Understanding The Scratch: The Fingernail Test
Before you even open a bottle of polish, you need to determine if the scratch is a candidate for hand polishing. This simple test will save you hours of wasted effort and disappointment. It’s the first thing any professional detailer does.
Run your fingernail gently across the scratch.
- If your nail glides over it without catching, the scratch is likely in the top clear coat layer. This is perfect for hand polishing!
- If your nail distinctly catches in the groove of the scratch, it has likely gone through the clear coat and into the paint or even the primer below. Hand polishing can *reduce* its appearance, but it will not completely remove it. Scratches this deep typically require professional attention or a touch-up paint pen.
Setting realistic expectations is key. This guide is for clear coat scratches—the kind you get from light scuffs, branches, or improper washing. It will make a massive difference on those.
Polishing vs. Rubbing Compound: What’s the Difference?
This is a common point of confusion, and choosing the wrong one is a classic rookie mistake. Both products are abrasive, but their level of aggression is worlds apart. Here’s a simple breakdown.
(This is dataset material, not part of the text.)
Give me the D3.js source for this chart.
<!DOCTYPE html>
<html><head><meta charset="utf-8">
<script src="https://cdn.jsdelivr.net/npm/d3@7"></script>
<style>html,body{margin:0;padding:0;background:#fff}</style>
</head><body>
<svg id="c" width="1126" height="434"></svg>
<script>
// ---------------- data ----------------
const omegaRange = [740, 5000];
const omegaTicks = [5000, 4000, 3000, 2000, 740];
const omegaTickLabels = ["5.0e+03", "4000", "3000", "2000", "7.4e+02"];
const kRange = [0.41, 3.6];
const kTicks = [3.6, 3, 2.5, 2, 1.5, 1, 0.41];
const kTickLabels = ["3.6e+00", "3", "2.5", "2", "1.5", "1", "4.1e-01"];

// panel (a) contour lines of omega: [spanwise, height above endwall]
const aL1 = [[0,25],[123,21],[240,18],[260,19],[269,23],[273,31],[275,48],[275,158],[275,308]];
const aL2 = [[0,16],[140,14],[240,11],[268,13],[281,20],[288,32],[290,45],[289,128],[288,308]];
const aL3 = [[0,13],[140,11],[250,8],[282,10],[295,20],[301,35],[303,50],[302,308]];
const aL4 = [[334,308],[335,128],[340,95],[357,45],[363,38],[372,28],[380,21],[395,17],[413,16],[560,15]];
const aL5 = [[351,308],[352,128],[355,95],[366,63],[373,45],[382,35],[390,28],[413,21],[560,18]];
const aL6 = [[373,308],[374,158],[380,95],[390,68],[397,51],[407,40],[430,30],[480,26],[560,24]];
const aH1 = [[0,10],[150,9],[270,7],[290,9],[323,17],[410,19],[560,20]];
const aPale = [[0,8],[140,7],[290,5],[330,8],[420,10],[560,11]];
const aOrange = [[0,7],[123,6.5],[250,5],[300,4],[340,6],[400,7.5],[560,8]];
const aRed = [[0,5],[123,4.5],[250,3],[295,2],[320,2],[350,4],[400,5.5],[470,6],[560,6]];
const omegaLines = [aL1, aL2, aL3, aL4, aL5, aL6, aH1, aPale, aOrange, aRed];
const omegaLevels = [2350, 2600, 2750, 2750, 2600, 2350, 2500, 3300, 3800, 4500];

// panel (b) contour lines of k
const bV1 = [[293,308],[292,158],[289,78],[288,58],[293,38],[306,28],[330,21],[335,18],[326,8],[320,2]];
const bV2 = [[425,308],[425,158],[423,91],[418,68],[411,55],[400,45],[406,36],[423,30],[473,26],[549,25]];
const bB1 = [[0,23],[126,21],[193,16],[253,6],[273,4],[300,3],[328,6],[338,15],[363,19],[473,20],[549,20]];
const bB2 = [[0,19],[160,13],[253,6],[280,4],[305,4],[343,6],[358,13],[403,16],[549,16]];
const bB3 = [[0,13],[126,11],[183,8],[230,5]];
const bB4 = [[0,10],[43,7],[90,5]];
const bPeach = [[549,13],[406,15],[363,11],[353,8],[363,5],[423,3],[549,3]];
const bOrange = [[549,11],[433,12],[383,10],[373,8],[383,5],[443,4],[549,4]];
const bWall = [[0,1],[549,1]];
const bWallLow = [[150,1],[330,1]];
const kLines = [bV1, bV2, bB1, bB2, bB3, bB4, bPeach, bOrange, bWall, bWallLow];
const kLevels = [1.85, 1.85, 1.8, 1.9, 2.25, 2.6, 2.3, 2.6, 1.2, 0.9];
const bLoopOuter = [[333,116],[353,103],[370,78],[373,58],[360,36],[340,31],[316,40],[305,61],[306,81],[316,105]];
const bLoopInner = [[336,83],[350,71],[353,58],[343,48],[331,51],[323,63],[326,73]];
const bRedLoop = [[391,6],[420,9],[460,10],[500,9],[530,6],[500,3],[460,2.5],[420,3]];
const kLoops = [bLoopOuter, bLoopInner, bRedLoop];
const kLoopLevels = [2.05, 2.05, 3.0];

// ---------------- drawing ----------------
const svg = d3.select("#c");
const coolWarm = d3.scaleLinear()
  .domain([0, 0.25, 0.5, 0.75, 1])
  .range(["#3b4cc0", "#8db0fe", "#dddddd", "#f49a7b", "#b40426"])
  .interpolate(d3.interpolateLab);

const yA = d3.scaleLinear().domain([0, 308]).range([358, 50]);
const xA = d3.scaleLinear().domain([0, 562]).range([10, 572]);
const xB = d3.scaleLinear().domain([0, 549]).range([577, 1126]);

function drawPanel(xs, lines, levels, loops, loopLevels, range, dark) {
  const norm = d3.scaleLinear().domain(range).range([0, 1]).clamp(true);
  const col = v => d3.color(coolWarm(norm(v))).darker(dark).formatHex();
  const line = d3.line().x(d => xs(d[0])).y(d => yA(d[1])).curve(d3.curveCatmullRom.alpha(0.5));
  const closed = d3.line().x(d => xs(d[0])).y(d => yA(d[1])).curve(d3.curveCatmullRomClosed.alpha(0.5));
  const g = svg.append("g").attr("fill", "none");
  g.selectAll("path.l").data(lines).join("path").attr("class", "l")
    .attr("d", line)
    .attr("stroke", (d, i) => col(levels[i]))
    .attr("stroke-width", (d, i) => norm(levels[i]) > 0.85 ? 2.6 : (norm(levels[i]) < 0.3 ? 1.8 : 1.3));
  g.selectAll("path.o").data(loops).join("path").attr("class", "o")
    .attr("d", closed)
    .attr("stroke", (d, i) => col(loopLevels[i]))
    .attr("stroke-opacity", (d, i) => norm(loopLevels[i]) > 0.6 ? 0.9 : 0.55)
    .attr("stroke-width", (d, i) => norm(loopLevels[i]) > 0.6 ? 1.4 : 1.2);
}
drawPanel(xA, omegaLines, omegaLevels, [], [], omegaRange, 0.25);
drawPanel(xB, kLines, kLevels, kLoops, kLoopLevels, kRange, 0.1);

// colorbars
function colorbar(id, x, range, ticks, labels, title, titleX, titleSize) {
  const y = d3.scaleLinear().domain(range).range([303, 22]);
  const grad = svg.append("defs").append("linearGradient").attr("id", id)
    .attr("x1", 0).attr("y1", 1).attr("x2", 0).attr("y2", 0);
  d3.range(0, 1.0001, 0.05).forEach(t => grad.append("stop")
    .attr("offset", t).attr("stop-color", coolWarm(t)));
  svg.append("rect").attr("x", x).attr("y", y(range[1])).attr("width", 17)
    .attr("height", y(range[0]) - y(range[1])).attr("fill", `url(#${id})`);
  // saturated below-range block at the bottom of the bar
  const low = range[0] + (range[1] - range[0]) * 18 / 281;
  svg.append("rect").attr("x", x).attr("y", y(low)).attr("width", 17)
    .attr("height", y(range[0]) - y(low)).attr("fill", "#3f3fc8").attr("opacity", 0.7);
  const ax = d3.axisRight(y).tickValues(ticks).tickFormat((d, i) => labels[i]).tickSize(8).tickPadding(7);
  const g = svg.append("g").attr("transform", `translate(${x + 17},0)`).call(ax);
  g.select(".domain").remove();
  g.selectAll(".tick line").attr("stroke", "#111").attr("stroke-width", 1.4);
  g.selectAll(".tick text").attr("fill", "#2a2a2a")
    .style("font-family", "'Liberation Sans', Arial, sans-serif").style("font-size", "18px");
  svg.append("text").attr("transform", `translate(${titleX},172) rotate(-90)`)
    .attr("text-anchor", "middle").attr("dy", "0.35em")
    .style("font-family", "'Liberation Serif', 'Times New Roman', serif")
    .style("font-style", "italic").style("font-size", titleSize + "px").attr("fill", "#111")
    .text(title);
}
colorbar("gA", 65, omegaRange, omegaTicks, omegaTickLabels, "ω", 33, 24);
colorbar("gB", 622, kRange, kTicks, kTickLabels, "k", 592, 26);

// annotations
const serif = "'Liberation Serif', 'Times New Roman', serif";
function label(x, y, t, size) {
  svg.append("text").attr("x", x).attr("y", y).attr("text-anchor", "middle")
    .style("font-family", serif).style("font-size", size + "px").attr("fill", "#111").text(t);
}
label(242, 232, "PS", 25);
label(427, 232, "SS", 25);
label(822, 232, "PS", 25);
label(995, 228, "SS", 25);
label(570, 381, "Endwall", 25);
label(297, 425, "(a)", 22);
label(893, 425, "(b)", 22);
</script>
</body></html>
| Feature | Polishing Compound | Rubbing Compound |
|---|---|---|
| Abrasiveness | Fine / Very Fine | Coarse / Aggressive |
| Primary Use | Removes light scratches, swirls, haze | Removes deep scratches, heavy oxidation |
| Best Application | By hand or machine | Best with a machine polisher |
| Finish | Leaves a smooth, shiny surface | May leave a dull haze requiring polishing |
Instructions: The Step-by-Step Polishing Process
Alright, let’s get to work. Follow these steps precisely, and don’t rush. The goal is finesse, not force. Work in a shaded area, out of direct sunlight, and ensure the car’s surface is cool to the touch.
- Wash and Dry the Area: Thoroughly wash the scratched panel and the surrounding area with car wash soap and water. Dry it completely with a clean microfiber towel. Any remaining dirt is your enemy.
- Decontaminate the Surface: Spray the 50/50 Isopropyl Alcohol solution onto the scratch and wipe it clean with a fresh microfiber. This removes any lingering wax or sealant, allowing the polish to work directly on the clear coat.
- Apply Compound to the Pad: Squeeze a small, pea-sized amount of polishing compound onto your foam applicator pad. Do not apply it directly to the car’s paint. This gives you much better control.
- Work the Polish In: Place the pad flat on the scratch. Using firm, consistent pressure, work the polish into the scratch using overlapping circular motions. Then, switch to straight-line motions that go with the direction of the scratch. This combination ensures even coverage and abrasion.
- Polish Until Translucent: Continue polishing for about 1-2 minutes. The compound should start to turn from a milky white or opaque color to a clear, translucent film. This indicates the abrasives have broken down and done their job.
- Buff Off the Residue: Use a clean, plush microfiber towel to gently buff away the remaining polish residue. Fold your towel into fourths to give you a clean surface to work with.
- Inspect Your Work: Check the area from multiple angles under good light. The scratch should be significantly fainter or gone completely. If it’s still visible, you can repeat the process 1-2 more times. Do not overdo it.
- Protect the Finish: Once you are satisfied, apply a coat of car wax or paint sealant to the area. You’ve just removed the top layer of protection (and the scratch!), so it’s crucial to re-apply it to shield the paint from the elements.
Secrets to a Flawless Hand Polish
Over the years, I’ve learned a few tricks that separate a decent job from a professional-looking one. These are the details that make all the difference.
- Let the Polish Do the Work: Your goal is to apply firm, even pressure, not to scrub with all your might. The fine abrasives in the compound are what remove the scratch. Too much pressure can create its own set of fine scratches, or “hazing.”
- My “Less is More” Mistake: When I first started, I thought slathering on a thick layer of compound would work faster. I was wrong. It just created a gummy mess that was nearly impossible to buff off cleanly and wasted product. A single pea-sized drop is enough for a 6×6 inch area.
- Fold Your Towels: Always fold your microfiber towel into fourths. This gives you eight clean surfaces to work with. Use one side to do the initial wipe-down of the polish residue and a fresh, clean side for the final buff to a high gloss. This prevents you from simply smearing the old residue around.
- Work in a Small Area: Focus your energy only on the scratch and the immediate one or two inches around it. Trying to polish a huge area by hand is inefficient and will exhaust you before you get good results.
- Patience Over Power: It’s better to do three gentle passes than one overly aggressive one. Check your work between each pass. This methodical approach prevents you from accidentally burning through the clear coat and gives you a much better feel for how the paint is responding.
Frequently Asked Questions
What’s the difference between polishing and waxing?
Polishing is an abrasive process that physically removes a microscopic layer of the clear coat to level out scratches. Waxing is a non-abrasive process that adds a protective, sacrificial layer on top of your paint.
Can I make the scratch worse by hand polishing?
It’s unlikely if you use a fine polish and clean materials. The biggest risks are using a gritty, dirty towel or applying an overly aggressive rubbing compound by hand, both of which can introduce new, finer scratches.
How do I know when to stop polishing?
Stop when the scratch is no longer visible or when you’ve made 2-3 passes and see no further improvement. Continuing to polish beyond this point provides diminishing returns and unnecessarily thins the clear coat.
Can I use toothpaste as a car polish?
Please don’t. While toothpaste is mildly abrasive, it’s not designed for automotive clear coats. Its abrasives are inconsistent and can create a hazy, scratched mess that is much harder to fix than the original problem.